Here are some records; copy every line that holds the word "this".

==== RECORDS PROVIDED

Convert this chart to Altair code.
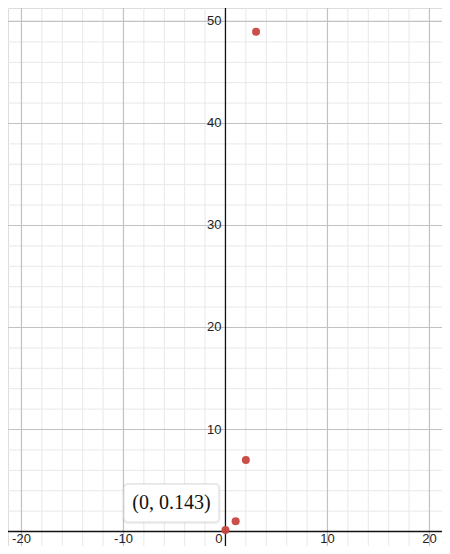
import altair as alt
import pandas as pd

# data
px = [0, 1, 2, 3]
py = [0.143, 1, 7, 49]
label_point = "(0, 0.143)"

minor_x = list(range(-20, 23, 2))
minor_y = list(range(-2, 52, 2))
major_x = [-20, -10, 10, 20]
major_y = [10, 20, 30, 40, 50]
x_tick_labels = ["-20", "-10", "10", "20"]
y_tick_labels = ["10", "20", "30", "40", "50"]

XD = [-21.32, 21.23]
YD = [-1.42, 51.32]

xs = alt.Scale(domain=XD, nice=False, zero=False)
ys = alt.Scale(domain=YD, nice=False, zero=False)

pts = pd.DataFrame({"x": px, "y": py})
mx = pd.DataFrame({"v": minor_x})
my = pd.DataFrame({"v": minor_y})
Mx = pd.DataFrame({"v": major_x, "t": x_tick_labels, "z": 0})
My = pd.DataFrame({"v": major_y, "t": y_tick_labels, "z": 0})
origin = pd.DataFrame({"v": [0], "t": ["0"], "z": [0]})

X = lambda f: alt.X(f, type="quantitative", scale=xs, axis=None)
Y = lambda f: alt.Y(f, type="quantitative", scale=ys, axis=None)

minor_v = alt.Chart(mx).mark_rule(color="#e8e8e8", strokeWidth=1).encode(x=X("v"))
minor_h = alt.Chart(my).mark_rule(color="#e8e8e8", strokeWidth=1).encode(y=Y("v"))
major_v = alt.Chart(Mx).mark_rule(color="#c2c2c2", strokeWidth=1.2).encode(x=X("v"))
major_h = alt.Chart(My).mark_rule(color="#c2c2c2", strokeWidth=1.2).encode(y=Y("v"))

axis_x = alt.Chart(origin).mark_rule(color="#111", strokeWidth=1.3).encode(y=Y("z"))
axis_y = alt.Chart(origin).mark_rule(color="#111", strokeWidth=1.3).encode(x=X("v"))

font = "Liberation Sans"
xlab = alt.Chart(Mx).mark_text(font=font, fontSize=13, color="#222", dy=11, baseline="alphabetic").encode(
    x=X("v"), y=Y("z"), text="t:N")
ylab = alt.Chart(My).mark_text(font=font, fontSize=13, color="#222", dx=-4, align="right", baseline="middle").encode(
    x=X("z"), y=Y("v"), text="t:N")
olab = alt.Chart(origin).mark_text(
    font=font, fontSize=13, color="#222", dx=-3, dy=11, align="right", baseline="alphabetic").encode(
    x=X("v"), y=Y("z"), text="t:N")

points = alt.Chart(pts).mark_circle(size=64, color="#c74440", opacity=0.95).encode(x=X("x"), y=Y("y"))

first = pts.iloc[[0]].assign(t=label_point)
shadow = alt.Chart(first).mark_rect(
    fill="#000", opacity=0.06, cornerRadius=5,
    xOffset=-103, x2Offset=-5, yOffset=-47, y2Offset=-6).encode(
    x=X("x"), x2="x", y=Y("y"), y2="y")
box = alt.Chart(first).mark_rect(
    fill="white", stroke="#dcdcdc", strokeWidth=1, cornerRadius=4,
    xOffset=-101.5, x2Offset=-6.5, yOffset=-46, y2Offset=-8).encode(
    x=X("x"), x2="x", y=Y("y"), y2="y")
boxtext = alt.Chart(first).mark_text(
    font="Liberation Serif", fontSize=20, color="#111", dx=-54, dy=-27,
    align="center", baseline="middle").encode(x=X("x"), y=Y("y"), text="t:N")

chart = alt.layer(
    minor_v, minor_h, major_v, major_h, axis_x, axis_y,
    xlab, ylab, olab, points, shadow, box, boxtext
).properties(width=434, height=538, padding=0, autosize=alt.AutoSizeParams(type="none")
).configure_view(stroke=None).configure(background="white")

chart.save("out.html", embed_options={"renderer": "svg", "actions": False})
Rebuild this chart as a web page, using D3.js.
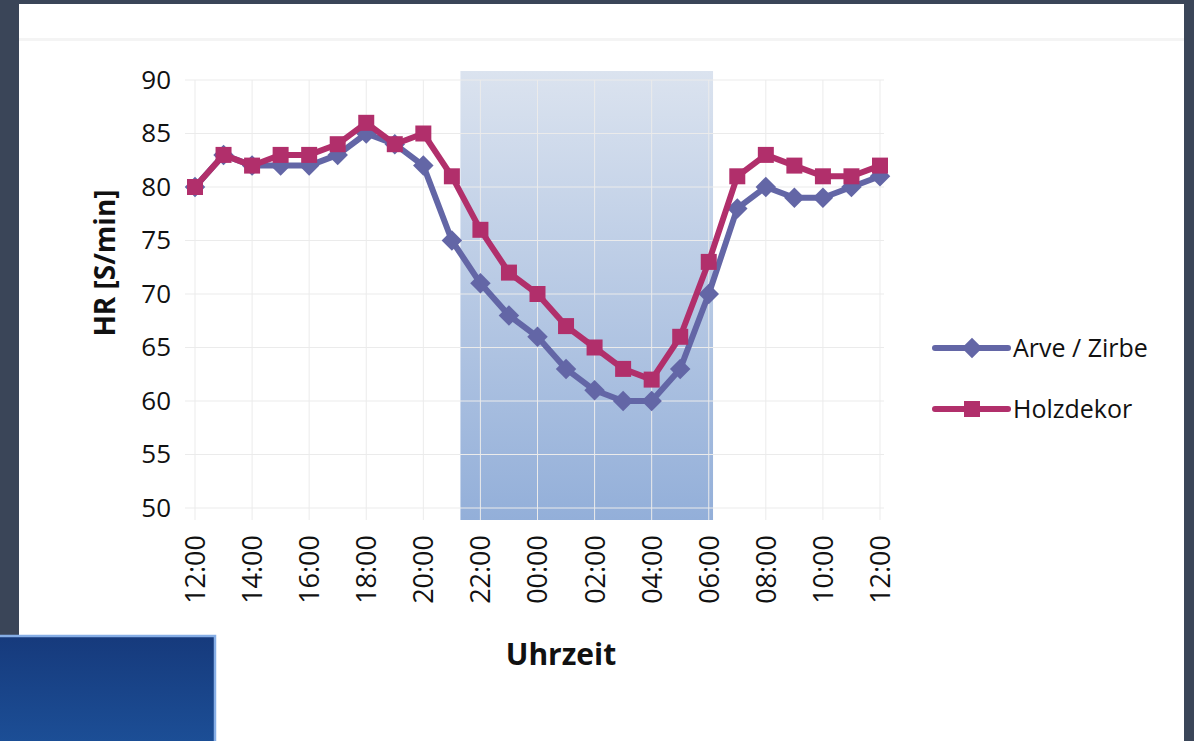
<!DOCTYPE html>
<html>
<head>
<meta charset="utf-8">
<script src="https://d3js.org/d3.v7.min.js"></script>
<style>
  html, body { margin: 0; padding: 0; background: #3a4558; }
  svg { display: block; }
</style>
</head>
<body>
<script>
// hours from the first 12:00 (0 .. 24)
var hours = d3.range(0, 25);
var tickHours = [0, 2, 4, 6, 8, 10, 12, 14, 16, 18, 20, 22, 24];
var tickLabels = ["12:00", "14:00", "16:00", "18:00", "20:00", "22:00", "00:00",
                  "02:00", "04:00", "06:00", "08:00", "10:00", "12:00"];
var yTicks = [50, 55, 60, 65, 70, 75, 80, 85, 90];

var arve = [80, 83, 82, 82, 82, 83, 85, 84, 82, 75, 71, 68, 66, 63, 61, 60, 60, 63, 70, 78, 80, 79, 79, 80, 81];
var holz = [80, 83, 82, 83, 83, 84, 86, 84, 85, 81, 76, 72, 70, 67, 65, 63, 62, 66, 73, 81, 83, 82, 81, 81, 82];

// night band (hour offsets)
var night = [9.3, 18.15];

var width = 1194, height = 741;

var svg = d3.select("body").append("svg")
    .attr("width", width)
    .attr("height", height);

var defs = svg.append("defs");
var g1 = defs.append("linearGradient").attr("id", "nightGrad")
    .attr("x1", 0).attr("y1", 0).attr("x2", 0).attr("y2", 1);
g1.append("stop").attr("offset", "0%").attr("stop-color", "#dbe3ef");
g1.append("stop").attr("offset", "100%").attr("stop-color", "#93afd9");

var g2 = defs.append("linearGradient").attr("id", "boxGrad")
    .attr("x1", 0).attr("y1", 0).attr("x2", 0).attr("y2", 1);
g2.append("stop").attr("offset", "0%").attr("stop-color", "#163a7c");
g2.append("stop").attr("offset", "100%").attr("stop-color", "#1c4f97");

// white slide panel
svg.append("rect").attr("x", 19).attr("y", 4).attr("width", 1165).attr("height", 737).attr("fill", "#ffffff");
svg.append("rect").attr("x", 19).attr("y", 38).attr("width", 1165).attr("height", 3).attr("fill", "#f4f4f4");

var xScale = d3.scaleLinear([0, 24], [195, 880]);
var yScale = d3.scaleLinear([50, 90], [508, 80]);

// shaded night area
svg.append("rect")
    .attr("x", xScale(night[0]))
    .attr("y", 71)
    .attr("width", xScale(night[1]) - xScale(night[0]))
    .attr("height", 520 - 71)
    .attr("fill", "url(#nightGrad)");

// grid
var grid = svg.append("g").attr("stroke", "#ebebeb").attr("stroke-width", 1);
grid.selectAll("line.h")
    .data(yTicks)
    .join("line")
    .attr("class", "h")
    .attr("x1", 185).attr("x2", 884)
    .attr("y1", d => yScale(d)).attr("y2", d => yScale(d));
grid.selectAll("line.v")
    .data(tickHours)
    .join("line")
    .attr("class", "v")
    .attr("x1", d => xScale(d)).attr("x2", d => xScale(d))
    .attr("y1", yScale(90)).attr("y2", 520);

// axes (labels only)
var yAxis = d3.axisLeft(yScale).tickValues(yTicks).tickSize(0).tickPadding(0);
svg.append("g")
    .attr("transform", "translate(171,0)")
    .call(yAxis)
    .call(g => g.select(".domain").remove())
    .selectAll("text")
    .attr("font-family", "Open Sans")
    .attr("font-size", 26)
    .attr("fill", "#111");

var xAxis = d3.axisBottom(xScale).tickValues(tickHours).tickFormat((d, i) => tickLabels[i]).tickSize(0);
svg.append("g")
    .attr("transform", "translate(0,535)")
    .call(xAxis)
    .call(g => g.select(".domain").remove())
    .selectAll("text")
    .attr("font-family", "Open Sans")
    .attr("font-size", 27)
    .attr("fill", "#111")
    .attr("transform", "rotate(-90)")
    .attr("text-anchor", "end")
    .attr("x", 0)
    .attr("y", 0)
    .attr("dy", "0.35em");

// axis titles
svg.append("text")
    .attr("transform", "translate(115,263) rotate(-90)")
    .attr("text-anchor", "middle")
    .attr("font-family", "Open Sans")
    .attr("font-weight", "bold")
    .attr("font-size", 28)
    .attr("fill", "#111")
    .text("HR [S/min]");

svg.append("text")
    .attr("x", 561).attr("y", 665)
    .attr("text-anchor", "middle")
    .attr("font-family", "Open Sans")
    .attr("font-weight", "bold")
    .attr("font-size", 30)
    .attr("fill", "#111")
    .text("Uhrzeit");

// series
var series = [
    {name: "Arve / Zirbe", values: arve, color: "#6366a6", symbol: d3.symbolSquare, size: 210, rot: 45},
    {name: "Holzdekor", values: holz, color: "#b12f6b", symbol: d3.symbolSquare, size: 256, rot: 0}
];

var line = d3.line().x((d, i) => xScale(hours[i])).y(d => yScale(d));

series.forEach(s => {
    svg.append("path")
        .attr("d", line(s.values))
        .attr("fill", "none")
        .attr("stroke", s.color)
        .attr("stroke-width", 6)
        .attr("stroke-linejoin", "round");
    svg.append("g").selectAll("path")
        .data(s.values)
        .join("path")
        .attr("d", d3.symbol(s.symbol, s.size))
        .attr("transform", (d, i) => `translate(${xScale(hours[i])},${yScale(d)}) rotate(${s.rot})`)
        .attr("fill", s.color);
});

// legend
var legend = svg.append("g").selectAll("g")
    .data(series)
    .join("g")
    .attr("transform", (d, i) => `translate(935,${348 + i * 61})`);
legend.append("line")
    .attr("x1", 0).attr("x2", 73)
    .attr("stroke", d => d.color)
    .attr("stroke-width", 6)
    .attr("stroke-linecap", "round");
legend.append("path")
    .attr("d", d => d3.symbol(d.symbol, d.size)())
    .attr("transform", d => `translate(37,0) rotate(${d.rot})`)
    .attr("fill", d => d.color);
legend.append("text")
    .attr("x", 78)
    .attr("dy", "0.35em")
    .attr("font-family", "Open Sans")
    .attr("font-size", 25)
    .attr("fill", "#111")
    .text(d => d.name);

// blue box at bottom left
svg.append("rect")
    .attr("x", -2).attr("y", 636)
    .attr("width", 217).attr("height", 110)
    .attr("fill", "url(#boxGrad)")
    .attr("stroke", "#86aee6")
    .attr("stroke-width", 2.5);
</script>
</body>
</html>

========

### ANSWER TO THE TASK
Convert this chart to Altair code.
Rebuild this chart as a web page, using D3.js.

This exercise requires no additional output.